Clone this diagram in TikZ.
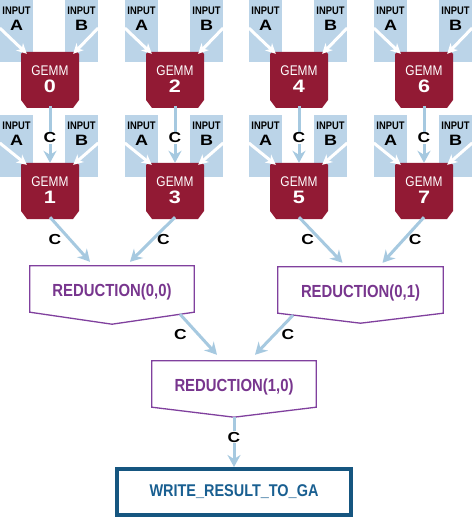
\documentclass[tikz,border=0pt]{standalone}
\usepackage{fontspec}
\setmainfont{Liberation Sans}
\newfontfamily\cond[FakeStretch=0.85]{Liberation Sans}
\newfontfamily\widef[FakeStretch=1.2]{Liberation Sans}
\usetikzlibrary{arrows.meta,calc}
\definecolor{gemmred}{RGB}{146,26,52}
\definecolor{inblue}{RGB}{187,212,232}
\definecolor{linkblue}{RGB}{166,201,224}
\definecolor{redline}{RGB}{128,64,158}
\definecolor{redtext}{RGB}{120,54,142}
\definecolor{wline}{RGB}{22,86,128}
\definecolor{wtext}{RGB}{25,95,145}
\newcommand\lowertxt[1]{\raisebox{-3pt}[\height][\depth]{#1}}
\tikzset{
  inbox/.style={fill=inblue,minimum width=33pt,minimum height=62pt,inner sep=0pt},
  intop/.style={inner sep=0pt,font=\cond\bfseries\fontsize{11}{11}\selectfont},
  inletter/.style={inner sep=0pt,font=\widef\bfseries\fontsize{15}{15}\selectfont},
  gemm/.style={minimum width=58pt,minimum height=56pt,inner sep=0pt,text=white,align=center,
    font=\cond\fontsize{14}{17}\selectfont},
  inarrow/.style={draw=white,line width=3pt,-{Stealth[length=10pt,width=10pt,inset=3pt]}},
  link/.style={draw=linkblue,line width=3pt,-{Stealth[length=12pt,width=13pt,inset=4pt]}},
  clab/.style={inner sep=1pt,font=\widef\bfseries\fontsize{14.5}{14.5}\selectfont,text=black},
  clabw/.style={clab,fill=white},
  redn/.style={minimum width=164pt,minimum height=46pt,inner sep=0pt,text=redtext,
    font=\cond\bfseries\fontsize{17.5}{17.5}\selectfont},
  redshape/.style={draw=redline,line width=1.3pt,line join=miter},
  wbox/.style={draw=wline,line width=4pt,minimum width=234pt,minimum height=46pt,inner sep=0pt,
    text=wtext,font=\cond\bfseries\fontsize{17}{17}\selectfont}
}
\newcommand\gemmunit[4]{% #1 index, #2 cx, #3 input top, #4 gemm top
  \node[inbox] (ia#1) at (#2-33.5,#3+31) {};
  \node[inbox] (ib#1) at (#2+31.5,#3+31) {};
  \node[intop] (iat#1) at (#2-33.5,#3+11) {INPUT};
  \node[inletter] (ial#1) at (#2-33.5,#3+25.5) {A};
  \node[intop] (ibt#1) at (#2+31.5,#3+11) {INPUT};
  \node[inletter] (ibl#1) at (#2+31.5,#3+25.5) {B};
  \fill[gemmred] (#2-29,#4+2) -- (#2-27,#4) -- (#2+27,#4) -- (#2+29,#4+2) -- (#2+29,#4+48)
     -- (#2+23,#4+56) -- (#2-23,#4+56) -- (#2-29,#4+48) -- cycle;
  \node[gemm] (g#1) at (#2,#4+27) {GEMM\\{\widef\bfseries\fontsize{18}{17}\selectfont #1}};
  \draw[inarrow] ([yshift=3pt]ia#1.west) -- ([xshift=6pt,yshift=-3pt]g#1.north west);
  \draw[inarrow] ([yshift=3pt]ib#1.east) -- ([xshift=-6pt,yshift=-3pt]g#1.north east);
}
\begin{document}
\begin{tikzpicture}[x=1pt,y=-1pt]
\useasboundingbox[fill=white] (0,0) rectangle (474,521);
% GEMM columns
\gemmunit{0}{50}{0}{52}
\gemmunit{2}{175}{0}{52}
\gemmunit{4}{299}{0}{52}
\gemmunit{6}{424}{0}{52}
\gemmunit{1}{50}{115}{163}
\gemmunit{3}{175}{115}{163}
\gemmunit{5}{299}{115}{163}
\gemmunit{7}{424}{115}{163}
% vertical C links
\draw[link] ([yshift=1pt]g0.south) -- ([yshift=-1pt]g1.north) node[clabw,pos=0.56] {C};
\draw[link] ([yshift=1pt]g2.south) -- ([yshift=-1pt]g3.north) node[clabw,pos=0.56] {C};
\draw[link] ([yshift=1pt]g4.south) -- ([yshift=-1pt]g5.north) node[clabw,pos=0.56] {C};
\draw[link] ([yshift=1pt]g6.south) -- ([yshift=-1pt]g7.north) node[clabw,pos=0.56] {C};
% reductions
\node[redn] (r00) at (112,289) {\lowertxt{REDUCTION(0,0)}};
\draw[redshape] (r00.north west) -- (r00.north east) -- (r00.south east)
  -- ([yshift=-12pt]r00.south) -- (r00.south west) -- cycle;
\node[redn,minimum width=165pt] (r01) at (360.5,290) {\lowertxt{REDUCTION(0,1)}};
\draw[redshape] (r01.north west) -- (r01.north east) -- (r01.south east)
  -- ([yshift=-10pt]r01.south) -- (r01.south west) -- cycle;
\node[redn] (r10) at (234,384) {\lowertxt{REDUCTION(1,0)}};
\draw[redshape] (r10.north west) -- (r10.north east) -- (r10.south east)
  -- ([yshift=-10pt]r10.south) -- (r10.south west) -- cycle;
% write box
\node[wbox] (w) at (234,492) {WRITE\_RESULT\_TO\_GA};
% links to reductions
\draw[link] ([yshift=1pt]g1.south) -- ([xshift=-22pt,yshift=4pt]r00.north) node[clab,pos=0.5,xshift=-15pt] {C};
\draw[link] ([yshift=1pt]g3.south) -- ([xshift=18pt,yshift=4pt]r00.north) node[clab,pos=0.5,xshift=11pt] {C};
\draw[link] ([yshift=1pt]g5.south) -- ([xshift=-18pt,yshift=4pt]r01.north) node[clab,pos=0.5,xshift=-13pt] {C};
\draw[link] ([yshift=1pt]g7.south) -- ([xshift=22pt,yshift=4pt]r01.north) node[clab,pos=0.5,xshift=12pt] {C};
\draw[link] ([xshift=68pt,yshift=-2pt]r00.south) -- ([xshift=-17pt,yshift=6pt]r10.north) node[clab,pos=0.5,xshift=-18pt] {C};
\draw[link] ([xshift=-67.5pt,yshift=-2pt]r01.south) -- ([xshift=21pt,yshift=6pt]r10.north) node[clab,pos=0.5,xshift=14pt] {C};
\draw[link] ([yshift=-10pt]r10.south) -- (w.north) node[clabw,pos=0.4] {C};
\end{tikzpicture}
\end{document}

____________________

▶ Request
Working from the material above, transcribe it exactly while omitting pictures.

▶ Output of the exercise
Clone this diagram in TikZ.
\documentclass[tikz,border=0pt]{standalone}
\usepackage{fontspec}
\setmainfont{Liberation Sans}
\newfontfamily\cond[FakeStretch=0.85]{Liberation Sans}
\newfontfamily\widef[FakeStretch=1.2]{Liberation Sans}
\usetikzlibrary{arrows.meta,calc}
\definecolor{gemmred}{RGB}{146,26,52}
\definecolor{inblue}{RGB}{187,212,232}
\definecolor{linkblue}{RGB}{166,201,224}
\definecolor{redline}{RGB}{128,64,158}
\definecolor{redtext}{RGB}{120,54,142}
\definecolor{wline}{RGB}{22,86,128}
\definecolor{wtext}{RGB}{25,95,145}
\newcommand\lowertxt[1]{\raisebox{-3pt}[\height][\depth]{#1}}
\tikzset{
  inbox/.style={fill=inblue,minimum width=33pt,minimum height=62pt,inner sep=0pt},
  intop/.style={inner sep=0pt,font=\cond\bfseries\fontsize{11}{11}\selectfont},
  inletter/.style={inner sep=0pt,font=\widef\bfseries\fontsize{15}{15}\selectfont},
  gemm/.style={minimum width=58pt,minimum height=56pt,inner sep=0pt,text=white,align=center,
    font=\cond\fontsize{14}{17}\selectfont},
  inarrow/.style={draw=white,line width=3pt,-{Stealth[length=10pt,width=10pt,inset=3pt]}},
  link/.style={draw=linkblue,line width=3pt,-{Stealth[length=12pt,width=13pt,inset=4pt]}},
  clab/.style={inner sep=1pt,font=\widef\bfseries\fontsize{14.5}{14.5}\selectfont,text=black},
  clabw/.style={clab,fill=white},
  redn/.style={minimum width=164pt,minimum height=46pt,inner sep=0pt,text=redtext,
    font=\cond\bfseries\fontsize{17.5}{17.5}\selectfont},
  redshape/.style={draw=redline,line width=1.3pt,line join=miter},
  wbox/.style={draw=wline,line width=4pt,minimum width=234pt,minimum height=46pt,inner sep=0pt,
    text=wtext,font=\cond\bfseries\fontsize{17}{17}\selectfont}
}
\newcommand\gemmunit[4]{% #1 index, #2 cx, #3 input top, #4 gemm top
  \node[inbox] (ia#1) at (#2-33.5,#3+31) {};
  \node[inbox] (ib#1) at (#2+31.5,#3+31) {};
  \node[intop] (iat#1) at (#2-33.5,#3+11) {INPUT};
  \node[inletter] (ial#1) at (#2-33.5,#3+25.5) {A};
  \node[intop] (ibt#1) at (#2+31.5,#3+11) {INPUT};
  \node[inletter] (ibl#1) at (#2+31.5,#3+25.5) {B};
  \fill[gemmred] (#2-29,#4+2) -- (#2-27,#4) -- (#2+27,#4) -- (#2+29,#4+2) -- (#2+29,#4+48)
     -- (#2+23,#4+56) -- (#2-23,#4+56) -- (#2-29,#4+48) -- cycle;
  \node[gemm] (g#1) at (#2,#4+27) {GEMM\\{\widef\bfseries\fontsize{18}{17}\selectfont #1}};
  \draw[inarrow] ([yshift=3pt]ia#1.west) -- ([xshift=6pt,yshift=-3pt]g#1.north west);
  \draw[inarrow] ([yshift=3pt]ib#1.east) -- ([xshift=-6pt,yshift=-3pt]g#1.north east);
}
\begin{document}
\begin{tikzpicture}[x=1pt,y=-1pt]
\useasboundingbox[fill=white] (0,0) rectangle (474,521);
% GEMM columns
\gemmunit{0}{50}{0}{52}
\gemmunit{2}{175}{0}{52}
\gemmunit{4}{299}{0}{52}
\gemmunit{6}{424}{0}{52}
\gemmunit{1}{50}{115}{163}
\gemmunit{3}{175}{115}{163}
\gemmunit{5}{299}{115}{163}
\gemmunit{7}{424}{115}{163}
% vertical C links
\draw[link] ([yshift=1pt]g0.south) -- ([yshift=-1pt]g1.north) node[clabw,pos=0.56] {C};
\draw[link] ([yshift=1pt]g2.south) -- ([yshift=-1pt]g3.north) node[clabw,pos=0.56] {C};
\draw[link] ([yshift=1pt]g4.south) -- ([yshift=-1pt]g5.north) node[clabw,pos=0.56] {C};
\draw[link] ([yshift=1pt]g6.south) -- ([yshift=-1pt]g7.north) node[clabw,pos=0.56] {C};
% reductions
\node[redn] (r00) at (112,289) {\lowertxt{REDUCTION(0,0)}};
\draw[redshape] (r00.north west) -- (r00.north east) -- (r00.south east)
  -- ([yshift=-12pt]r00.south) -- (r00.south west) -- cycle;
\node[redn,minimum width=165pt] (r01) at (360.5,290) {\lowertxt{REDUCTION(0,1)}};
\draw[redshape] (r01.north west) -- (r01.north east) -- (r01.south east)
  -- ([yshift=-10pt]r01.south) -- (r01.south west) -- cycle;
\node[redn] (r10) at (234,384) {\lowertxt{REDUCTION(1,0)}};
\draw[redshape] (r10.north west) -- (r10.north east) -- (r10.south east)
  -- ([yshift=-10pt]r10.south) -- (r10.south west) -- cycle;
% write box
\node[wbox] (w) at (234,492) {WRITE\_RESULT\_TO\_GA};
% links to reductions
\draw[link] ([yshift=1pt]g1.south) -- ([xshift=-22pt,yshift=4pt]r00.north) node[clab,pos=0.5,xshift=-15pt] {C};
\draw[link] ([yshift=1pt]g3.south) -- ([xshift=18pt,yshift=4pt]r00.north) node[clab,pos=0.5,xshift=11pt] {C};
\draw[link] ([yshift=1pt]g5.south) -- ([xshift=-18pt,yshift=4pt]r01.north) node[clab,pos=0.5,xshift=-13pt] {C};
\draw[link] ([yshift=1pt]g7.south) -- ([xshift=22pt,yshift=4pt]r01.north) node[clab,pos=0.5,xshift=12pt] {C};
\draw[link] ([xshift=68pt,yshift=-2pt]r00.south) -- ([xshift=-17pt,yshift=6pt]r10.north) node[clab,pos=0.5,xshift=-18pt] {C};
\draw[link] ([xshift=-67.5pt,yshift=-2pt]r01.south) -- ([xshift=21pt,yshift=6pt]r10.north) node[clab,pos=0.5,xshift=14pt] {C};
\draw[link] ([yshift=-10pt]r10.south) -- (w.north) node[clabw,pos=0.4] {C};
\end{tikzpicture}
\end{document}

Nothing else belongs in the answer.